Prime Minister Stephen Harper has dismissed calls by opposition parties for a public inquiry into reports about cash payments made to former prime minister Brian Mulroney, saying allowing the government to launch probes against former political adversaries was "extremely dangerous."

Prime Minister Stephen Harper, left, photographed with former prime minister Brian Mulroney in April, said Friday that the government should not have a 'free hand' in investigating political predecessors through the use of public inquiries.Prime Minister Stephen Harper, left, photographed with former prime minister Brian Mulroney in April, said Friday that the government should not have a 'free hand' in investigating political predecessors through the use of public inquiries.
(Jonathan Hayward/Canadian Press)

"Do they really want to say that I, as prime minister, should have a free hand to launch inquiries against my predecessors?" Harper asked reporters Friday in Halifax following a speech to the Congress of Aboriginal Peoples.

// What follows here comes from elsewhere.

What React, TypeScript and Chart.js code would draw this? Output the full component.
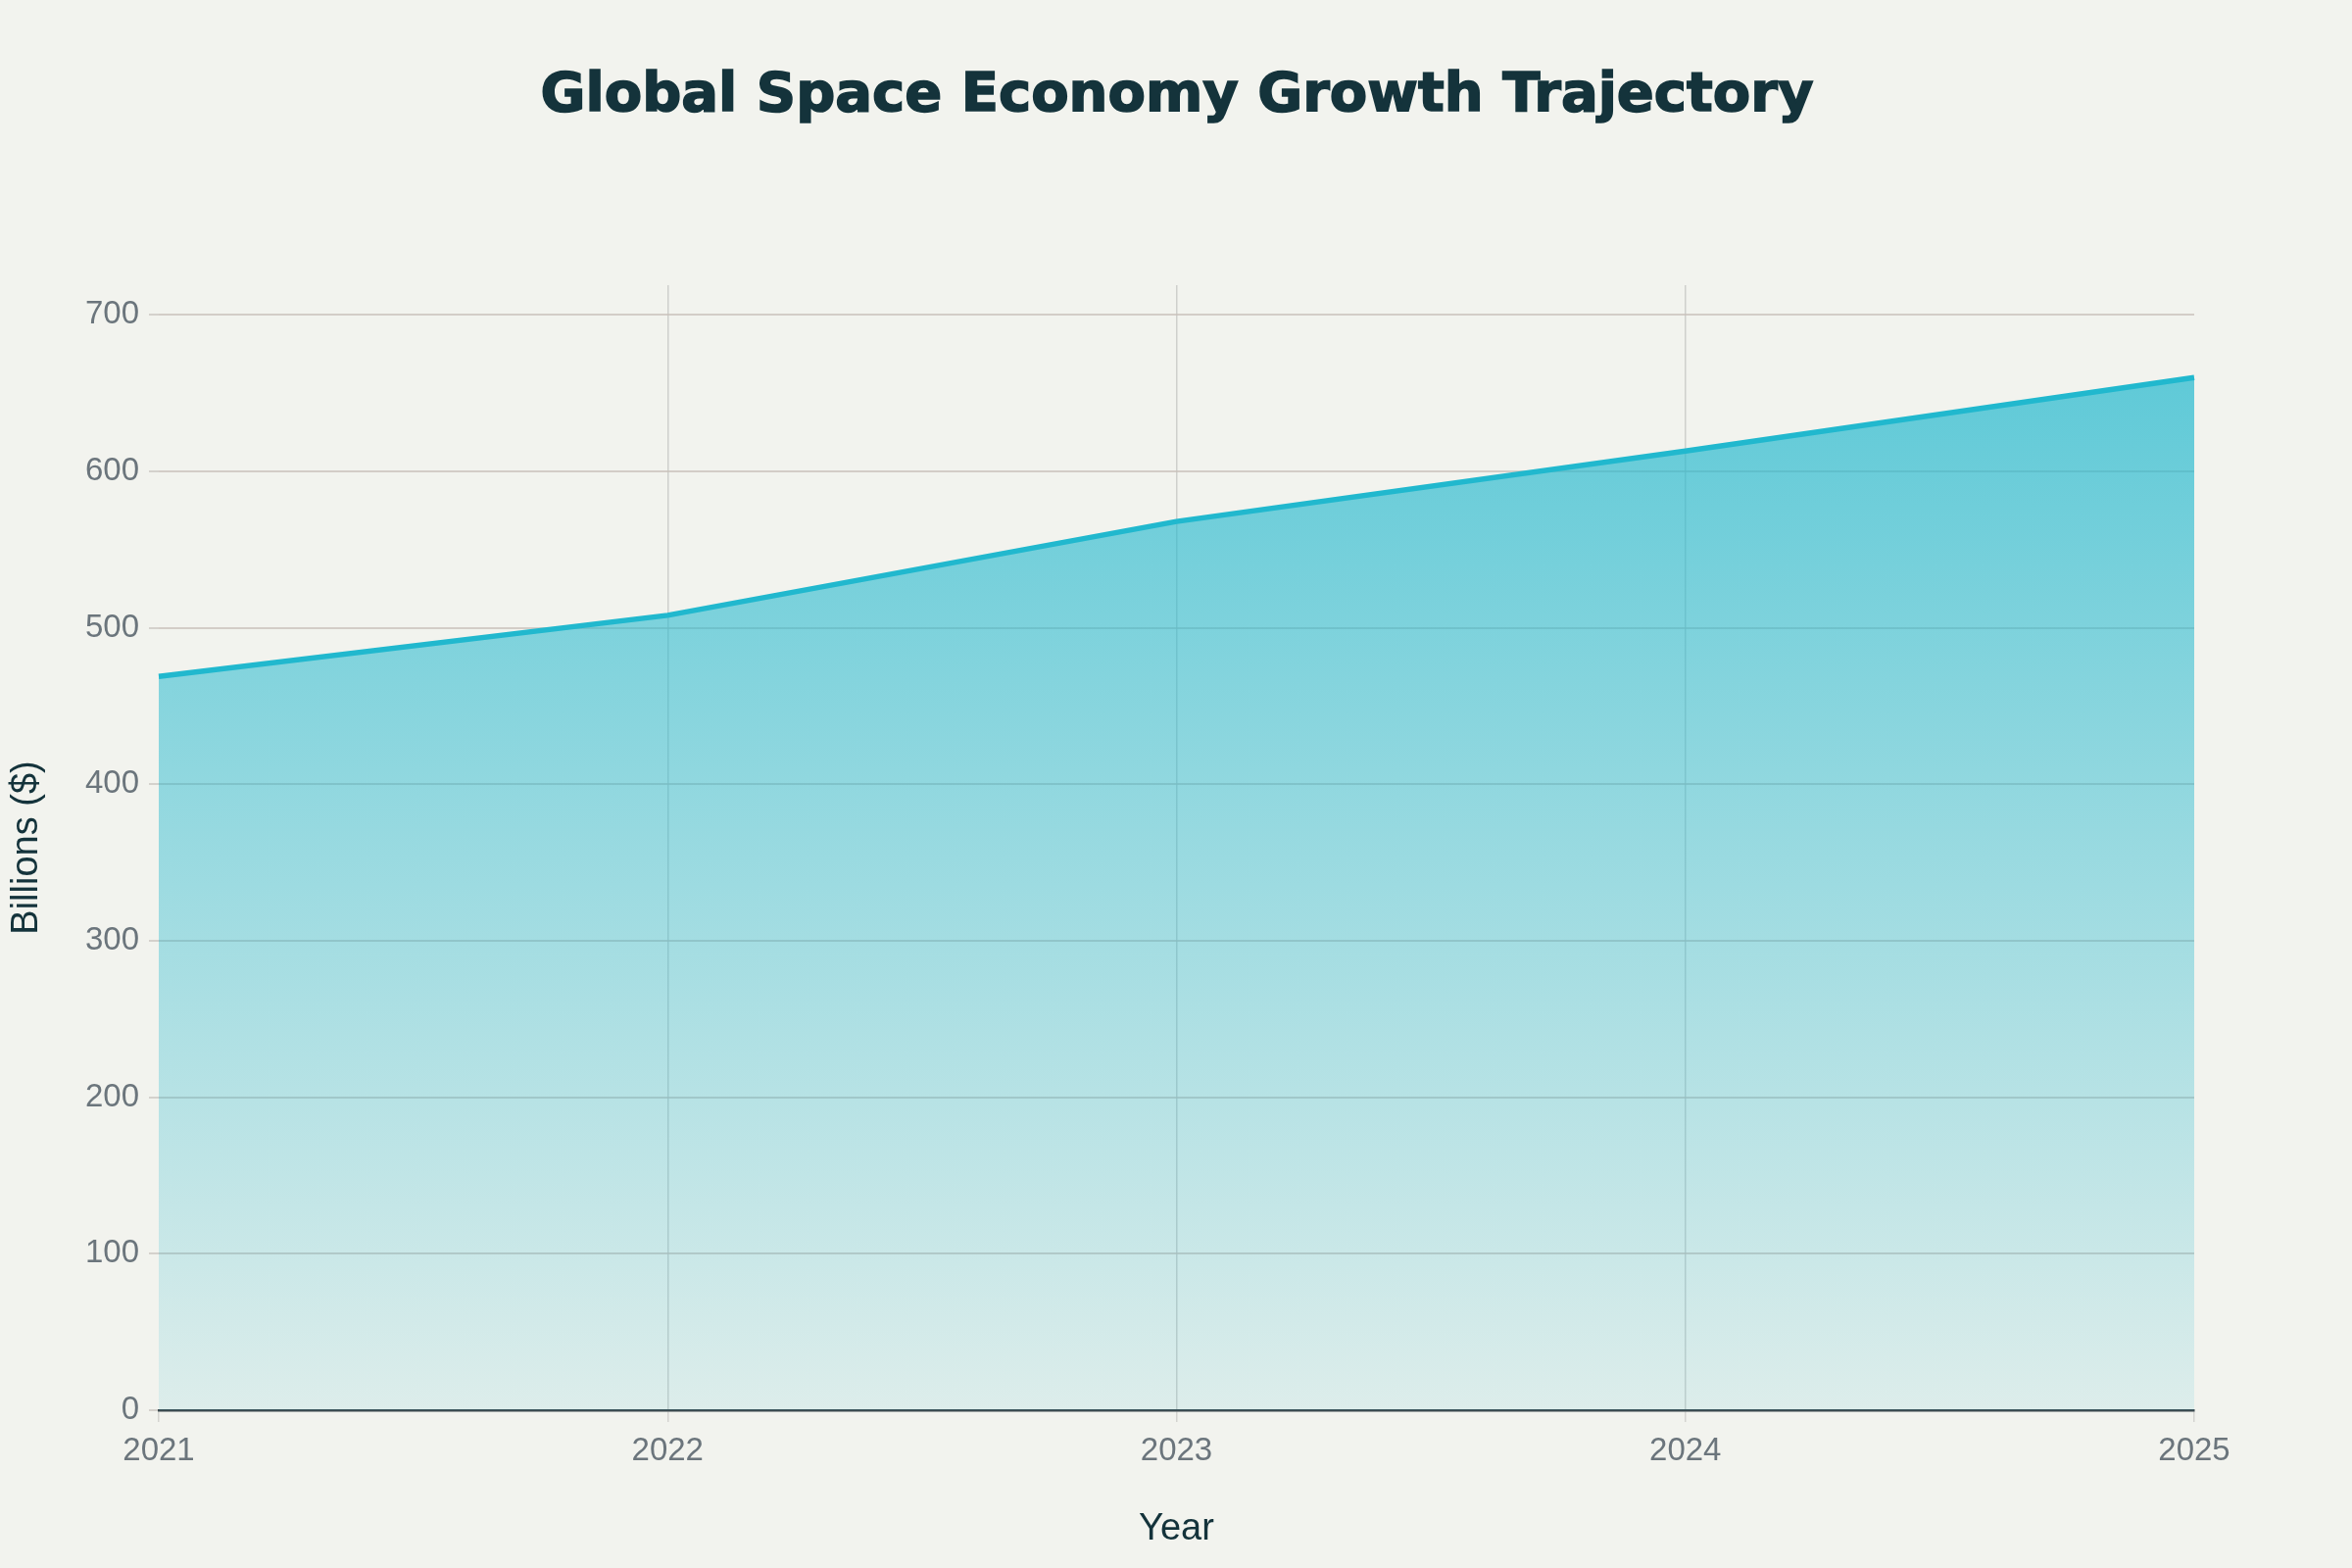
import React, { useEffect, useRef } from "react";
import { Chart, registerables } from "chart.js";

Chart.register(...registerables);

const years: string[] = ["2021", "2022", "2023", "2024", "2025"];
const economyBillions: number[] = [469, 508, 568, 613, 660];
const yTickStep = 100;
const yMax = 719;

const titleText = "Global Space Economy Growth Trajectory";
const xTitle = "Year";
const yTitle = "Billions ($)";

const BG = "#f2f3ee";
const DARK = "#14333b";

const titlePlugin = {
  id: "customTitle",
  afterDraw(chart: any) {
    const ctx = chart.ctx;
    ctx.save();
    ctx.font = "bold 56px 'DejaVu Sans'";
    ctx.fillStyle = DARK;
    ctx.strokeStyle = DARK;
    ctx.lineWidth = 1.6;
    ctx.textAlign = "center";
    ctx.textBaseline = "alphabetic";
    ctx.fillText(titleText, 1201, 113);
    ctx.strokeText(titleText, 1201, 113);
    ctx.restore();
  },
};

const bgPlugin = {
  id: "bgFill",
  beforeDraw(chart: any) {
    const ctx = chart.ctx;
    ctx.save();
    ctx.fillStyle = BG;
    ctx.fillRect(0, 0, chart.width, chart.height);
    ctx.restore();
  },
};

export default function App() {
  const canvasRef = useRef<HTMLCanvasElement | null>(null);

  useEffect(() => {
    document.body.style.margin = "0";
    const canvas = canvasRef.current;
    if (!canvas) return;
    const maxVal = Math.max(...economyBillions);
    const chart = new Chart(canvas, {
      type: "line",
      data: {
        labels: years,
        datasets: [
          {
            data: economyBillions,
            borderColor: "#21b8ce",
            borderWidth: 5.5,
            pointRadius: 0,
            tension: 0,
            fill: "origin",
            backgroundColor: (context: any) => {
              const c = context.chart;
              const { ctx, chartArea, scales } = c;
              if (!chartArea || !scales.y) return "rgba(33,184,206,0.4)";
              const top = scales.y.getPixelForValue(maxVal);
              const bottom = scales.y.getPixelForValue(0);
              const g = ctx.createLinearGradient(0, top, 0, bottom);
              g.addColorStop(0, "rgba(33,184,206,0.70)");
              g.addColorStop(1, "rgba(33,184,206,0.10)");
              return g;
            },
          },
        ],
      },
      options: {
        animation: false,
        responsive: false,
        devicePixelRatio: 1,
        layout: { padding: { top: 291, right: 161, bottom: 0, left: 0 } },
        plugins: {
          legend: { display: false },
          tooltip: { enabled: false },
          title: { display: false },
        },
        scales: {
          x: {
            type: "category",
            offset: false,
            afterFit: (scale: any) => {
              scale.height = 161;
            },
            grid: {
              color: (ctx: any) =>
                ctx.index === 0 || ctx.index === years.length - 1
                  ? "rgba(0,0,0,0)"
                  : "rgba(110,110,110,0.26)",
              lineWidth: 1.5,
              tickColor: "#d4d4d0",
              tickLength: 12,
              drawTicks: true,
            },
            border: { display: true, color: "#3d4a4f", width: 2.5 },
            ticks: {
              color: "#6b757c",
              font: { family: "'Liberation Sans', Arial", size: 33 },
              padding: 10,
              maxRotation: 0,
            },
            title: {
              display: true,
              text: xTitle,
              color: DARK,
              font: { family: "'Liberation Sans', Arial", size: 38 },
              padding: { top: 0, bottom: 17 },
            },
          },
          y: {
            min: 0,
            max: yMax,
            afterFit: (scale: any) => {
              scale.width = 162;
            },
            grid: {
              color: "rgba(200,192,185,0.75)",
              lineWidth: 2,
              tickColor: "#d4d1cc",
              tickLength: 10,
            },
            border: { display: false },
            ticks: {
              stepSize: yTickStep,
              includeBounds: false,
              color: "#6b757c",
              font: { family: "'Liberation Sans', Arial", size: 33 },
              padding: 10,
            },
            title: {
              display: true,
              text: yTitle,
              color: DARK,
              font: { family: "'Liberation Sans', Arial", size: 38 },
              padding: { top: 5, bottom: 0 },
            },
          },
        },
      },
      plugins: [bgPlugin, titlePlugin],
    });
    return () => chart.destroy();
  }, []);

  return (
    <div style={{ position: "absolute", left: 0, top: 0, width: 2400, height: 1600, background: BG }}>
      <canvas ref={canvasRef} width={2400} height={1600} style={{ width: 2400, height: 1600, display: "block" }} />
    </div>
  );
}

During question period Friday, opposition members renewed their calls for an inquiry following German businessman Karlheinz Schreiber's interview with CBC's The Fifth Estate earlier this week.

Schreiber said there was an attempted coverup to save Mulroney's reputation after Schreiber made $300,000 in cash payments to the former prime minister when he was out of office between 1993 and 1994.

Mulroney wanted Schreiber to provide a statement that the former prime minister at no time solicited or received compensation of any kind from the German businessman, Schreiber told The Fifth Estate. But Schreiber did not provide Mulroney with it.

The program also revealed that Mulroney did not pay taxes on the payments in the years he received the money. He later made a voluntary disclosure of the income to Revenue Canada.

Harper also issued a thinly-veiled warning to the Liberals, saying he could use the opportunity to investigate former prime minister Jean Chrétien's involvement in the controversial sale of a golf course in his Quebec riding — even though the justice system has already dealt with the matter.

In 2000, former ethics counsellor Howard Wilson ruled Chrétien did not violate existing conflict-of-interest rules.

Or, Harper said, he could also launch an inquiry to look into Paul Martin's involvement with Canada Steamship Lines, a company Martin held in trust and later handed to his sons while he was prime minister.

"This is not a route that I want to go down," Harper said. "And I don't think that if the Liberal party thought twice about it, it is a power they would want to give me."

Mulroney received an apology in 1997

The prime minister noted that Mulroney successfully sued for libel and received an apology from the Chrétien government and a $2.1-million settlement in 1997 — paid by Canadian taxpayers — after the RCMP investigated allegations that Mulroney accepted kickbacks from Schreiber for the purchase of a large order of Airbus jets when he was still in office.

"I think this suggestion that a government would use its authority not to allow the authorities to investigate as they see appropriate, but to launch politically driven inquiries into its political opponents, is extremely dangerous," Harper said.

Schreiber, who is currently suing Mulroney over the money, has said the payments, handed out in hotel rooms between 1993 and 1994, were intended to enlist his help in establishing an arms factory in Quebec and, later, a pasta business in Ontario.

Mulroney has never explained his side of the story about the payments.

Spokesmen for Mulroney have said only that he was out of public life at the time of his dealings with Schreiber, and that the money was paid in connection with private business deals.